Some states impose deadlines for proving a common law marriage after the couple separates. If you wait too long, the law may presume the marriage never existed, shifting the burden to you to overcome that presumption. Don’t assume you can file a claim years after the relationship ended and have the same chance of success. If your relationship has ended and you believe a common law marriage existed, consult a family law attorney in your state promptly.

Standard of Proof Varies

The level of evidence required is not the same everywhere. Some jurisdictions ask for clear and convincing evidence, which is a substantially higher bar than the preponderance standard used in most civil cases.3U.S. Department of Labor. Common Law Marriage – Policy and Procedures Knowing which standard applies in your jurisdiction matters because it affects how much evidence you need to gather and how strong that evidence needs to be.

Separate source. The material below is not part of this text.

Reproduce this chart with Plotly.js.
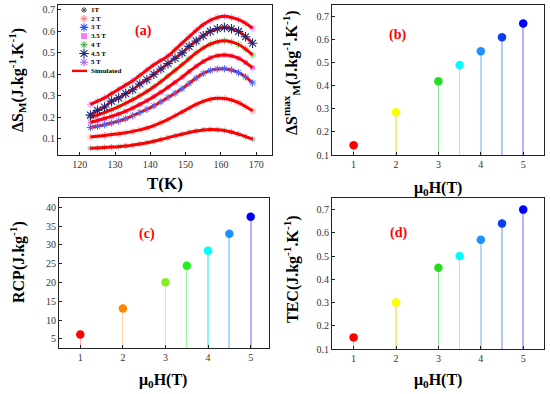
<!DOCTYPE html>
<html><head><meta charset="utf-8">
<script src="https://cdn.plot.ly/plotly-3.0.1.min.js"></script>
<style>body{margin:0;background:#fff}#chart{width:550px;height:394px}</style>
</head><body><div id="chart"></div>
<script>
// ---- Data ----
const T = [123,125,127,129,131,133,135,137,139,141,143,145,147,149,151,153,155,157,159,161,163,165,167,169];
const ds1T  = [0.055,0.057,0.059,0.061,0.063,0.066,0.070,0.075,0.081,0.088,0.096,0.105,0.113,0.121,0.129,0.136,0.141,0.143,0.142,0.138,0.131,0.121,0.110,0.098];
const ds2T  = [0.108,0.111,0.115,0.119,0.123,0.128,0.134,0.141,0.150,0.161,0.175,0.190,0.207,0.225,0.243,0.260,0.274,0.284,0.288,0.287,0.280,0.268,0.250,0.230];
const ds3T  = [0.152,0.158,0.165,0.173,0.182,0.193,0.207,0.222,0.237,0.253,0.272,0.292,0.312,0.333,0.358,0.383,0.404,0.418,0.425,0.426,0.420,0.408,0.388,0.360];
const ds35T = [0.177,0.185,0.194,0.204,0.215,0.228,0.243,0.260,0.277,0.296,0.317,0.340,0.363,0.387,0.413,0.438,0.460,0.477,0.487,0.490,0.486,0.475,0.455,0.430];
const ds4T  = [0.200,0.210,0.222,0.235,0.249,0.265,0.282,0.300,0.320,0.342,0.366,0.392,0.418,0.445,0.473,0.500,0.523,0.541,0.552,0.556,0.551,0.539,0.518,0.490];
const ds45T = [0.210,0.232,0.248,0.275,0.290,0.310,0.328,0.355,0.375,0.400,0.425,0.450,0.475,0.500,0.530,0.555,0.580,0.600,0.612,0.618,0.612,0.600,0.575,0.545];
const ds5T  = [0.260,0.275,0.290,0.310,0.330,0.350,0.370,0.395,0.420,0.445,0.465,0.485,0.515,0.545,0.575,0.605,0.632,0.652,0.665,0.670,0.665,0.655,0.638,0.615];
const fieldLabels = ['1T','2 T','3 T','3.5 T','4 T','4.5 T','5 T'];
const simLabel = 'Simulated';

const H = [1,2,3,3.5,4,4.5,5];
const dsMax = [0.142,0.285,0.42,0.49,0.55,0.61,0.67];
const rcp   = [6.2,13.1,20.1,24.5,28.5,33,37.5];
const tec   = [0.15,0.30,0.45,0.50,0.57,0.64,0.70];

// ---- Styles ----
const colorsBD = ['#ff0000','#ffff00','#22dd22','#00ffff','#1e90ff','#0a3cf5','#0000ff'];
const colorsC  = ['#ff0000','#ff8800','#88ee22','#22ee22','#00ffff','#1e90ff','#0000ff'];
const stemsBD  = ['rgba(255,0,0,0.35)','rgba(220,220,0,0.45)','rgba(34,200,34,0.5)','rgba(0,230,230,0.45)','rgba(30,144,255,0.35)','rgba(10,60,245,0.3)','rgba(0,0,255,0.3)'];
const stemsC   = ['rgba(255,0,0,0.3)','rgba(255,136,0,0.35)','rgba(136,238,34,0.45)','rgba(34,238,34,0.45)','rgba(0,230,230,0.45)','rgba(30,144,255,0.35)','rgba(0,0,255,0.3)'];
const stemW    = [0.025,0.025,0.03,0.03,0.04,0.05,0.05];

const mk = [
  {symbol:'asterisk-open', size:5, color:'#555555', w:1},
  {symbol:'asterisk-open', size:6, color:'#ff7a7a', w:1},
  {symbol:'asterisk-open', size:7, color:'#2f4dff', w:1.1},
  {symbol:'square', size:3.5, color:'#ff77ff', w:0},
  {symbol:'asterisk-open', size:6, color:'#33aa33', w:1},
  {symbol:'asterisk-open', size:8, color:'#1a2a80', w:1.1},
  {symbol:'asterisk-open', size:7, color:'#9955ff', w:1}
];
const mkPlot = [
  {size:5, color:'#999999'}, {size:6, color:'#ffaaaa'}, null, {size:4, color:'#ff88ff'},
  {size:6, color:'#77cc77'}, null, {size:6, color:'#dd99ff'}
];
const series = [ds1T, ds2T, ds3T, ds35T, ds4T, ds45T, ds5T];
const FONT = 'Liberation Serif, Times New Roman, serif';

const traces = [];
// faint measured markers (under the curves)
[0,1,3,4,6].forEach(i => traces.push({x:T, y:series[i], type:'scatter', mode:'markers', xaxis:'x', yaxis:'y',
  marker:{symbol:mk[i].symbol, size:mkPlot[i].size, color:mkPlot[i].color, line:{width:1, color:mkPlot[i].color}}, hoverinfo:'skip'}));
// simulated curves
series.forEach(s => traces.push({x:T, y:s, type:'scatter', mode:'lines', xaxis:'x', yaxis:'y',
  line:{color:'#ff0000', width:3, shape:'spline', smoothing:1}, hoverinfo:'skip'}));
// prominent markers on top
traces.push({x:T, y:ds3T, type:'scatter', mode:'markers', xaxis:'x', yaxis:'y',
  marker:{symbol:'asterisk-open', size:6, color:'#4a66ff', line:{width:1, color:'#4a66ff'}}, hoverinfo:'skip'});
traces.push({x:T, y:ds45T, type:'scatter', mode:'markers', xaxis:'x', yaxis:'y',
  marker:{symbol:'asterisk-open', size:8, color:'#1a2a80', line:{width:1.1, color:'#1a2a80'}}, hoverinfo:'skip'});

// stems + points
function stemPanel(vals, stemCols, cols, xa, ya){
  traces.push({x:H, y:vals, type:'bar', width:stemW, xaxis:xa, yaxis:ya, marker:{color:stemCols, line:{width:0}}, hoverinfo:'skip'});
  traces.push({x:H, y:vals, type:'scatter', mode:'markers', xaxis:xa, yaxis:ya, marker:{size:8.5, color:cols}, hoverinfo:'skip'});
}
stemPanel(dsMax, stemsBD, colorsBD, 'x2', 'y2');
stemPanel(rcp, stemsC, colorsC, 'x3', 'y3');
stemPanel(tec, stemsBD, colorsBD, 'x4', 'y4');

// legend for panel (a), drawn on a pixel-scaled overlay axis
const legX = 84, legY0 = 10, legDy = 8.7;
fieldLabels.forEach((lab, i) => traces.push({x:[legX], y:[legY0 + i*legDy], type:'scatter', mode:'markers', xaxis:'x5', yaxis:'y5',
  marker:{symbol:mk[i].symbol, size:Math.max(mk[i].size,5), color:mk[i].color, line:{width:Math.max(mk[i].w,1), color:mk[i].color}}, hoverinfo:'skip'}));
traces.push({x:[72,87], y:[legY0 + 7*legDy, legY0 + 7*legDy], type:'scatter', mode:'lines', xaxis:'x5', yaxis:'y5',
  line:{color:'#ff0000', width:2.4}, hoverinfo:'skip'});

const ax = {showline:true, linecolor:'#222', linewidth:1, mirror:true, ticks:'inside', ticklen:3, tickcolor:'#222',
  tickfont:{family:FONT, size:10, color:'#333'}, showgrid:false, zeroline:false, fixedrange:true};
const dom = (a,b,W) => [a/W, b/W];
const ydom = (top,bot) => [1-bot/394, 1-top/394];

const annotations = [];
const titleFont = {family:FONT, size:16, color:'#000'};
function ann(text, x, y, opts){ annotations.push(Object.assign({text, x, y, xref:'paper', yref:'paper', showarrow:false, xanchor:'center', yanchor:'middle'}, opts)); }
// axis titles
ann('<b>ΔS<sub>M</sub>(J.kg<sup>-1</sup>.K<sup>-1</sup>)</b>', 17/550, 1-80/394, {textangle:-90, font:titleFont});
ann('<b>T(K)</b>', 165/550, 1-183/394, {font:{family:FONT, size:17, color:'#000'}});
ann('<b>ΔS<sup>max</sup><sub>M</sub>(J.kg<sup>-1</sup>.K<sup>-1</sup>)</b>', 291/550, 1-73/394, {textangle:-90, font:titleFont});
ann('<b>μ<sub>0</sub>H(T)</b>', 438/550, 1-188/394, {font:titleFont});
ann('<b>RCP(J.kg<sup>-1</sup>)</b>', 17/550, 1-262/394, {textangle:-90, font:titleFont});
ann('<b>μ<sub>0</sub>H(T)</b>', 163/550, 1-380/394, {font:titleFont});
ann('<b>TEC(J.kg<sup>-1</sup>.K<sup>-1</sup>)</b>', 291/550, 1-269/394, {textangle:-90, font:titleFont});
ann('<b>μ<sub>0</sub>H(T)</b>', 438/550, 1-380/394, {font:titleFont});
// panel letters
const letterFont = {family:FONT, size:14, color:'#ff0000'};
ann('<b>(a)</b>', 143/550, 1-31/394, {font:letterFont});
ann('<b>(b)</b>', 397/550, 1-35/394, {font:letterFont});
ann('<b>(c)</b>', 147/550, 1-234/394, {font:letterFont});
ann('<b>(d)</b>', 398/550, 1-233/394, {font:letterFont});
// legend texts
fieldLabels.concat([simLabel]).forEach((lab, i) => annotations.push({text:'<b>'+lab+'</b>', x:89, y:legY0 + i*legDy, xref:'x5', yref:'y5',
  showarrow:false, xanchor:'left', yanchor:'middle', font:{family:FONT, size:7, color:'#000'}}));

const layout = {
  width:550, height:394, margin:{l:0,r:0,t:0,b:0}, showlegend:false,
  paper_bgcolor:'#fff', plot_bgcolor:'rgba(0,0,0,0)', bargap:0,
  xaxis: Object.assign({}, ax, {domain:dom(58,272,550), anchor:'y', range:[113.8,174.5], tick0:120, dtick:10}),
  yaxis: Object.assign({}, ax, {domain:ydom(5,155), anchor:'x', range:[0.024,0.723], tick0:0, dtick:0.1}),
  xaxis2: Object.assign({}, ax, {domain:dom(332,544,550), anchor:'y2', range:[0.49,5.49], tickvals:[1,2,3,4,5]}),
  yaxis2: Object.assign({}, ax, {domain:ydom(5,155), anchor:'x2', range:[0.1,0.75], tick0:0, dtick:0.1}),
  xaxis3: Object.assign({}, ax, {domain:dom(59,269,550), anchor:'y3', range:[0.5,5.43], tickvals:[1,2,3,4,5]}),
  yaxis3: Object.assign({}, ax, {domain:ydom(198,348), anchor:'x3', range:[2.6,42.5], tick0:0, dtick:5}),
  xaxis4: Object.assign({}, ax, {domain:dom(332,544,550), anchor:'y4', range:[0.49,5.49], tickvals:[1,2,3,4,5]}),
  yaxis4: Object.assign({}, ax, {domain:ydom(198,349), anchor:'x4', range:[0.1,0.75], tick0:0, dtick:0.1}),
  xaxis5: {domain:[0,1], anchor:'y5', range:[0,550], visible:false, fixedrange:true},
  yaxis5: {domain:[0,1], anchor:'x5', range:[394,0], visible:false, fixedrange:true},
  annotations
};
Plotly.newPlot('chart', traces, layout, {staticPlot:true, displayModeBar:false});
</script></body></html>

Recognition for Federal Benefits

Federal agencies have their own processes for recognizing common law marriages, and the evidence requirements can differ from what a state court demands.

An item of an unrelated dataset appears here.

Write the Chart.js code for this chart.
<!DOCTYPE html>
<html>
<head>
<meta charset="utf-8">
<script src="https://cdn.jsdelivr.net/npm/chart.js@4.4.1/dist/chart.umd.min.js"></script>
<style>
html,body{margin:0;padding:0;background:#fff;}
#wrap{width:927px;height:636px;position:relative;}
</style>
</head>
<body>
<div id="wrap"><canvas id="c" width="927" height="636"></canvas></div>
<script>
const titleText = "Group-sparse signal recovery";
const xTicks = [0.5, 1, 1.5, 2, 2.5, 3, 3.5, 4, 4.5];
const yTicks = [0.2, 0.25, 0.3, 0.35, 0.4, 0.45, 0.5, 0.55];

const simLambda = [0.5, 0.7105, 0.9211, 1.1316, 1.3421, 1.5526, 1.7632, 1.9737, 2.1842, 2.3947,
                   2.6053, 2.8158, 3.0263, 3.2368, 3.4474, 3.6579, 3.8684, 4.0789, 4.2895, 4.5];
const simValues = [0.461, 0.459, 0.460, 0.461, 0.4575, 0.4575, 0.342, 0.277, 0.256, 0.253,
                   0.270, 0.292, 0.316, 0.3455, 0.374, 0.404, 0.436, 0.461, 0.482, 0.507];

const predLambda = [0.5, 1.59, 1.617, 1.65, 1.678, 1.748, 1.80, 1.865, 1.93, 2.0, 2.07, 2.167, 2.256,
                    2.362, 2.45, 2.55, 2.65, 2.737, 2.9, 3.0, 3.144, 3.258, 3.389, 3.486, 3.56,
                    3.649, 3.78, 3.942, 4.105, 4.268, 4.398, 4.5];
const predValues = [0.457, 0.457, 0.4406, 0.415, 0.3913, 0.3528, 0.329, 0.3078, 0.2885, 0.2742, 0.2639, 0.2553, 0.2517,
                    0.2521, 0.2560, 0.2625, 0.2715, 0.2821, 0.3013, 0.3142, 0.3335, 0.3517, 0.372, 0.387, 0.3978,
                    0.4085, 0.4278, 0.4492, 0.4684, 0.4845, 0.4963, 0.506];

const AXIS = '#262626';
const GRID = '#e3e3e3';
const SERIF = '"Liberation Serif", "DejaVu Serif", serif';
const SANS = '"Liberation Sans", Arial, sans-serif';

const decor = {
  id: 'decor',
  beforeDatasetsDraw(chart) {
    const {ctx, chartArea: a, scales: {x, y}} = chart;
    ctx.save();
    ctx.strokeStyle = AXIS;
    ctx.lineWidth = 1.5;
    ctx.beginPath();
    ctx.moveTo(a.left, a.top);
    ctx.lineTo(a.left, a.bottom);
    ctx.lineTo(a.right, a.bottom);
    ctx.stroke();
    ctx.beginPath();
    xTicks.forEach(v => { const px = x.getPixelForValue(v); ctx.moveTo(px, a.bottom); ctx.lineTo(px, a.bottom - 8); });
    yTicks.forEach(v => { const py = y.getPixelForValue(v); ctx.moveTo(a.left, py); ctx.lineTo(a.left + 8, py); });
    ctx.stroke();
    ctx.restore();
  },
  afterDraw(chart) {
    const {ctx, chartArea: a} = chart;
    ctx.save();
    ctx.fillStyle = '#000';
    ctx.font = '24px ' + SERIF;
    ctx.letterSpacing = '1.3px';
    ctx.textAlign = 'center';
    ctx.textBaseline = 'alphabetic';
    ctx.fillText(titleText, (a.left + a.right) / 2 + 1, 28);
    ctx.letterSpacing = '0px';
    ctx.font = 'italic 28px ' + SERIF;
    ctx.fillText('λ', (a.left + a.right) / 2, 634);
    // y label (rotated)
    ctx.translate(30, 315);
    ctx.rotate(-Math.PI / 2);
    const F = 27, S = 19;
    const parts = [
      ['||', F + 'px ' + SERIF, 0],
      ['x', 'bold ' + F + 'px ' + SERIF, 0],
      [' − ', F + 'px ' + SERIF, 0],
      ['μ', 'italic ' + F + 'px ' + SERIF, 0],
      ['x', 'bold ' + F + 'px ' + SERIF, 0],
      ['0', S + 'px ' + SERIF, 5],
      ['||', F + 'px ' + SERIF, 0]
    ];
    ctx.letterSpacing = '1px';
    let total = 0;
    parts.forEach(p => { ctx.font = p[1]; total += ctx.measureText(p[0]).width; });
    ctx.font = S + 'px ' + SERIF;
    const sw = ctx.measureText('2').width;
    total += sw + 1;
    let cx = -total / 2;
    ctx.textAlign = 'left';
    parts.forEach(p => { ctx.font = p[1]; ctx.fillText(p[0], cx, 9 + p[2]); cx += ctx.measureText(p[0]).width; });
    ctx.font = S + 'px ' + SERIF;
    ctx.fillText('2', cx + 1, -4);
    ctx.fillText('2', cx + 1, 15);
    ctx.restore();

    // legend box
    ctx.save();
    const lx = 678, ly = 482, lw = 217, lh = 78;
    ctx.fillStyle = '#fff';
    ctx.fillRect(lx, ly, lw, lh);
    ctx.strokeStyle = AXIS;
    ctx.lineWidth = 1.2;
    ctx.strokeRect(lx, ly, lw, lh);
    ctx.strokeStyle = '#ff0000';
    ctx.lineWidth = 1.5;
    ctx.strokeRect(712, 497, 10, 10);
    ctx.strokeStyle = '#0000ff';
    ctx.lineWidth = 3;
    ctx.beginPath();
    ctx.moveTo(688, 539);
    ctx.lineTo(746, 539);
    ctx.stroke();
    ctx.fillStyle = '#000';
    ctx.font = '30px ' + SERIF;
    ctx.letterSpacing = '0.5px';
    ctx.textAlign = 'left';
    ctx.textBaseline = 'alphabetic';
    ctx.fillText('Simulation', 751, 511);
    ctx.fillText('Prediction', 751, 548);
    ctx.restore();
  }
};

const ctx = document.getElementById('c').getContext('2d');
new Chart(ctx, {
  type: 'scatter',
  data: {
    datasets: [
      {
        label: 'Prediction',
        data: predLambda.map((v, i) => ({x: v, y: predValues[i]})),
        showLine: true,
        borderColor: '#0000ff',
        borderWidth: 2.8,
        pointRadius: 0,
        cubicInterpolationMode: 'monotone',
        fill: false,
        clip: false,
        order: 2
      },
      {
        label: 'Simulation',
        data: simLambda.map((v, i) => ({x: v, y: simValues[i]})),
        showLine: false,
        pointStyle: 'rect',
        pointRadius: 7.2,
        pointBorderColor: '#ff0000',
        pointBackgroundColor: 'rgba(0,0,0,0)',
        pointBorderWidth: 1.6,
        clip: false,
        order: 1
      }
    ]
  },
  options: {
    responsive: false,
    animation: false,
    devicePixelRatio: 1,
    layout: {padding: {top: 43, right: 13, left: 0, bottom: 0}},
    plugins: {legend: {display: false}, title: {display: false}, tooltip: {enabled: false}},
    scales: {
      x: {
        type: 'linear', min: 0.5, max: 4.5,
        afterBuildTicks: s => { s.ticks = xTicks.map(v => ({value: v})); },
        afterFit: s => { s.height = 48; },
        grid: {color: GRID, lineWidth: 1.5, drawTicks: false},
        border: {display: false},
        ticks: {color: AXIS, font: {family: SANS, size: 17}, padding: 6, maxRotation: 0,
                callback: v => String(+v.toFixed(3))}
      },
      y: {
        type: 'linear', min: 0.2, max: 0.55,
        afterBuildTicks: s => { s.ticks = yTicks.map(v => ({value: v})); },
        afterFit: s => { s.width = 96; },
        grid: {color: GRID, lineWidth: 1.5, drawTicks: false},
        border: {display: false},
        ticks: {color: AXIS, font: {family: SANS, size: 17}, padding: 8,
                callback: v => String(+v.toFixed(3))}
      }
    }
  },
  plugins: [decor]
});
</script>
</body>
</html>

The Social Security Administration determines whether a common law marriage qualifies for spousal or survivor benefits by looking at the law of the state where the couple lived. If one partner has died, the SSA requires a statement from the surviving partner plus statements from two blood relatives of the deceased, all on specific SSA forms. The agency also asks for supporting documents like mortgage receipts, bank records, and insurance policies that confirm the couple lived as spouses.5Social Security Administration. SSA Handbook 1717 – Evidence of Common-Law Marriage If blood relatives aren’t available, the SSA will accept statements from other people who can speak to the relationship, as long as you explain why relatives can’t be reached.

The Department of Veterans Affairs similarly recognizes a common law marriage if the couple met the requirements of a state that permits one. The VA may require affidavits from both partners and from witnesses, along with the same types of cohabitation evidence: joint bank accounts, shared leases, and tax filings.

For immigration purposes, U.S. Citizenship and Immigration Services will treat a common law marriage as valid only if it was legally recognized in the jurisdiction where it was established. Simply living together for an extended period does not satisfy USCIS regardless of how long the relationship lasted.

Common Law Marriage Still Requires a Formal Divorce

This is where many people get tripped up. A valid common law marriage carries the exact same legal weight as a marriage with a license and a ceremony. That means you cannot end it by simply moving out or deciding you’re no longer together. You need a formal divorce, filed through the courts, just like any other married couple.

Failing to get a divorce creates real problems. If you enter a new marriage while a common law marriage is still legally intact, the new marriage may be invalid. You could also face complications with property ownership, debt liability, and tax filing status. People sometimes assume that because their common law marriage was informal, ending it can be informal too. It can’t.

What Happens If You Cannot Prove the Marriage

If a court finds the evidence insufficient, you lose access to every legal right that flows from marriage. There’s no partial credit. You won’t receive spousal support or alimony. Property acquired during the relationship will be divided based on title and ownership, not equitable distribution. If your partner dies without a will, you’ll have no inheritance rights as a surviving spouse. And you won’t qualify for Social Security survivor benefits or any other federal program that depends on marital status.

The practical lesson is to document your relationship proactively if you live in a state that recognizes common law marriage and you intend to be married without a ceremony. File joint tax returns. Name each other as spouses on insurance and beneficiary forms. Keep copies of leases, deeds, and financial accounts that carry both names. The couples who struggle to prove their marriages are almost always the ones who never thought they’d need to.